Мы молчали, глядя на нее в упор. Сердце у меня в груди колотилось, и я не знала уже, от битвы это или от ее слов.
– Вы должны осознать, к чему вас призвали духи, – продолжала Камка, и голос ее был звонок и тверд. – Луноликой матери дева после учения не станет уже такой, как другие. Мужа не будет у нее, знать вы должны. Детей не будет у нее, помнить должны. Всю себя без остатка отдает она Луноликой. Лишь в случае ужасных бедствий, чтобы спасти люд, может дева снять эти обеты и стать матерью и женой.
Всю себя эта дева битве отдаст, – говорила Камка. – Первой впереди войска поедет. В ней вся сила войска и его победа. Как у мужчины, смерть ее на коне ездит. Старости не узнает она. Болезни не узнает она. Мужчина, слабость в теле почуявший, пояс развязать может и, духам отдав себя, все же жить. Деву же, слабость почуявшую, Луноликая матерь сама забирает.
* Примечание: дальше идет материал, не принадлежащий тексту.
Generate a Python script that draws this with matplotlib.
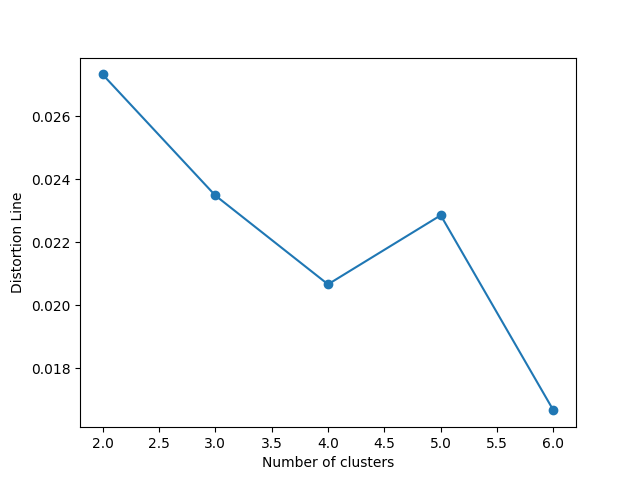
import matplotlib
matplotlib.use("Agg")
import matplotlib.pyplot as plt

# number of clusters vs distortion
clusters = [2, 3, 4, 5, 6]
distortion = [0.02733, 0.02349, 0.02067, 0.02286, 0.01667]

plt.figure(figsize=(6.4, 4.8), dpi=100)
plt.plot(clusters, distortion, marker='o')
plt.xlabel('Number of clusters')
plt.ylabel('Distortion Line')
plt.savefig('out.png')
Но почет и слава деве такой в каждом стане, – говорила Камка. – Лучшие ткани лучшие мастерицы в дар ей несут. Лучшую дичь лучшие охотники ей несут. На дороге мужчины с ней поклоном здороваются, женщины и дети не поднимают глаз. В дом к ней без подарка не ходят. Как случается беда, болезнь или голод, к Луноликой матери девам люди идут.
Все это было так, мы знали, но отчего-то никто в станах никогда не завидовал им, и никто не хотел, чтобы их дочери стали вечными девами. В отдельном чертоге стояли их дома, они редко общались с людьми, и стойбищенские, хоть и уважали, а больше боялись их. Только раз в году, на праздник весны, выходили к людям девы и для них танцевали.
А Камка так продолжала:
– Гордости и чванства девы не знают – Луноликая матерь карает таких. Лжи, обжорства, жадности не знают – Луноликая карает таких. Как все дала, отобрать в любой миг может. Дверь в свой чертог отворив, выгнать в любой момент может.
Мурашки побежали у меня по спине. С детства питая любовь к этим девам, всегда с трепетом я за ними следила, но только в тот миг поняла, отчего они держались вдали от людей, лишнего слова не говорили, себя в строгости и почти нищете держали, хотя могли бы иметь все, как мой отец и главы родов. Представилось мне тогда, что, всегда Луноликой длань на себе ощущая, они боялись ее и слабости в себе подавляли. Представилось мне, что Луноликая, прогневавшись, в любой момент может ударить такую деву чеканом с неба.